Saturday, November 7, 2009

The desire to protect and serve the ones around you is a universal feeling for most humans, however I think an important question to know the answer of, or the important fact to be aware of is that not everyone actually wants your help. I think that a lot of people who try to help the ones around them are trying to help out the ones in trouble, rather than help out the ones doing better off than they are (in order to suck up to them). However I feel like a lot of don't want that help. Its depressing what pride does in some cases.

I think like pride defines us in a lot of ways, it shows self control, confidence, respect, among other positive virtues. However pride is also what constitutes the stubborn. I hate the stubborn. And for the record, this is very hypocritical, as I know myself that I am stubborn, but this isn't necessarily about me.

I just today recently spoke to a neighbor of mine who was a good friend for the longest time during my childhood. He, like almost everyone in suburbia has turned to weed and alcohol as an escape from, something. There are so many things it could, be, mediocrity, failure, lack of ambition. This kid wasn't normal to begin with. He was a prodigy in every sense of the word regarding sports and music. A great baseball player, and a self taught guitarist, pianist, and drummer. The potential he had had was palpable. Academics didn't seem to be a strong point for him, but it wasn't due to lack intelligence, it was lack of effort. Maybe school was boring, I'm not sure. But despite that setback, this guy was amazing, and we spent time hanging out daily, until I moved north across the river. I was 9, he was probably the same age. I transitioned into the new life pretty well. It was boring knowing no one and nothing. I rarely saw my friend anymore. It sucked, I wasn't happy. Never how he felt though, well I guess that's besides the point.

I've always had this impulse to be a helper to the people around me, both family and friends, more friends that family mostly. I'd first heard about a negative turn that my friend was taking a few years after I had moved away. It was shocking to me, but I didn't really make an effort to do anything about it. I was caught up in the newness that was my surroundings. Making new friends was also high on the agenda. And it wasn't obvious that those who had been left behind had any clear intention of staying in touch. If they had, one might expect a phone call, or something to that extent. After all it wasn't the dark ages. Be that as it was, a certain moving on occurred during this separation, and it never occurred to me during that time period that the dynamic, in any sort of way, would shift away from what it previously was. I guess I made the first manuever, as I created a competitive arena regarding academics, which was clearly not the focal point of the relationship prior to separation. Its interesting, I guess what was previously in place was a relationship purely based on hanging out and doing whatever came to mind, it was childish as ages warranted of course, but still, nothing that affected the future ever really came to mind or was discussed. Also, it seemed that physical prowess was more important than mental prowess, thereby making the domain of our connection more strongly favored towards his strengths than mine. Even so, with that being the case, one should take into account that the demeanor that we both held never was consciously, in my mind, holding one of us more dominating than the other.

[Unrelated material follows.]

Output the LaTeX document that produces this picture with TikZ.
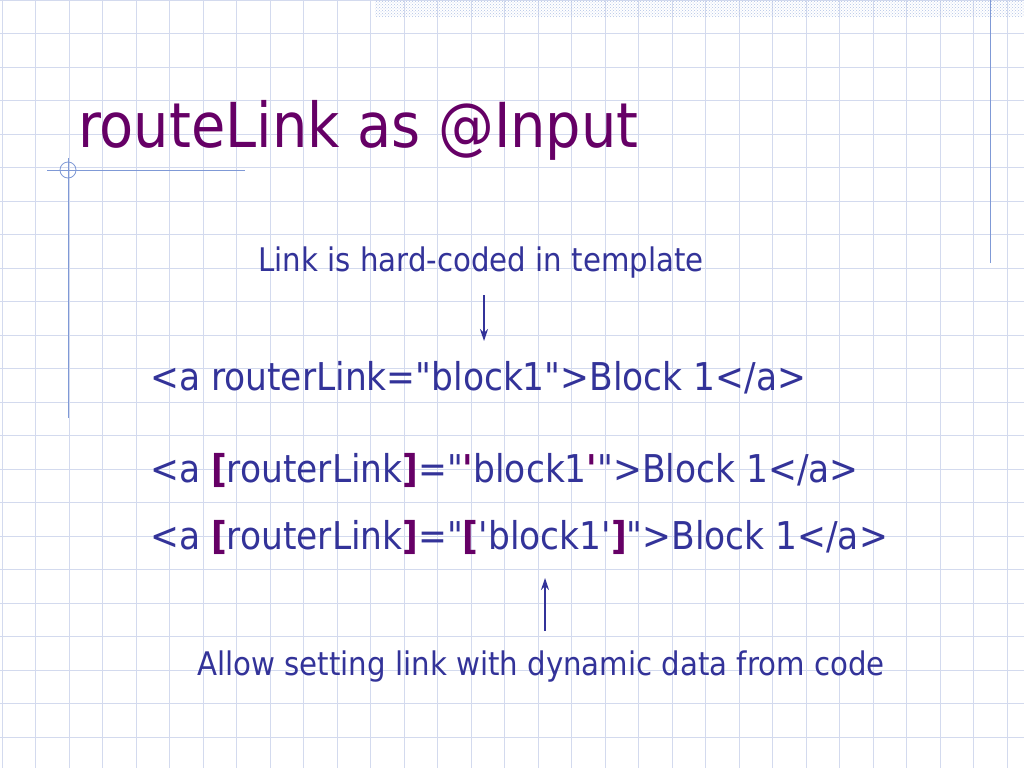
\documentclass[tikz,border=0pt]{standalone}
\usepackage{fontspec}
\setmainfont{DejaVu Sans Condensed}[Ligatures=NoCommon,Mapping=]
\usetikzlibrary{patterns,arrows.meta}
\definecolor{ttl}{HTML}{660066}
\definecolor{txt}{HTML}{333399}
\definecolor{grd}{HTML}{D3DAEE}
\definecolor{deco}{HTML}{7F99D6}
\tikzset{body/.style={anchor=west,text=txt,font=\fontsize{38.3}{42}\selectfont,inner sep=0},
lbl/.style={text=txt,font=\fontsize{32.5}{36}\selectfont,inner sep=0},
arr/.style={draw=txt,line width=1.2pt,-{Stealth[length=12pt,width=8pt]}}}
\newcommand{\pb}[1]{\textcolor{ttl}{\textbf{#1}}}
\newcommand{\dq}{\char34{}}
\newcommand{\sq}{\char39{}}
\begin{document}
\begin{tikzpicture}[x=1pt,y=-1pt]
\useasboundingbox (0,0) rectangle (1024,768);
\fill[white] (0,0) rectangle (1024,768);
\foreach \i in {0,...,31} \draw[grd,line width=0.6pt] (\i*33.5+2,0) -- (\i*33.5+2,768);
\foreach \j in {0,...,23} \draw[grd,line width=0.6pt] (0,\j*33.5+0) -- (1024,\j*33.5+0);
\fill[pattern=crosshatch dots,pattern color=deco!60] (375,0) rectangle (1024,17);
\draw[deco,line width=1pt] (990,0) -- (990,263);
\draw[deco,line width=1pt] (47,170) -- (245,170);
\draw[deco,line width=1pt] (68,158) -- (68,418);
\draw[deco,line width=0.8pt] (68,170) circle (8);
\node[anchor=base west,text=ttl,font=\fontsize{62}{66}\selectfont,inner sep=0] (title) at (78,147) {routeLink as @Input};
\node[lbl] (top) at (481,263) {Link is hard-coded in template};
\node[body] (l1) at (150,378) {<a routerLink=\dq block1\dq>Block 1</a>};
\node[body] (l2) at (150,470) {<a \pb{[}routerLink\pb{]}=\dq\pb{\sq}block1\pb{\sq}\dq>Block 1</a>};
\node[body] (l3) at (150,537) {<a \pb{[}routerLink\pb{]}=\dq\pb{[}\sq block1\sq\pb{]}\dq>Block 1</a>};
\node[lbl] (bot) at (541,667) {Allow setting link with dynamic data from code};
\coordinate (a1) at (484,295); \coordinate (a2) at (484,341);
\coordinate (b1) at (545,631); \coordinate (b2) at (545,578);
\draw[arr] (a1) -- (a2);
\draw[arr] (b1) -- (b2);
\end{tikzpicture}
\end{document}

Maybe that's the most important part of early friendships, where both of the individuals are equals, and they aren't old enough, generally, to create some sort of dominating effect relationship wise. Its funny though, cause we even consider such a relationship in which one is commanding over another, childish, when in effect, a relationship of such a nature could be quite the opposite. One could say that the more childish one is, the much more likely one is to have a dynamic where both parties are fair and equal. Maybe I was just lucky.

Be that as it may, the fact that such a shift occurred, was devastating. It hit me pretty hard, and it hurt. I felt like I was extending a helping hand to someone who was about to fall off a cliff to their death (figuratively of course), and they just denied the help, and fell into the abyss.

I guess another question would be, is it even my responsibility to help?

It would appear obvious that I felt that way based on my aforementioned actions, but I guess I'm not sure. One important thing that I'll remember for some time was "We were friends for ten years, and that was great, but that's over now." Like a kick in the chest we were all of a sudden on two different planes, on two different levels, immiscible.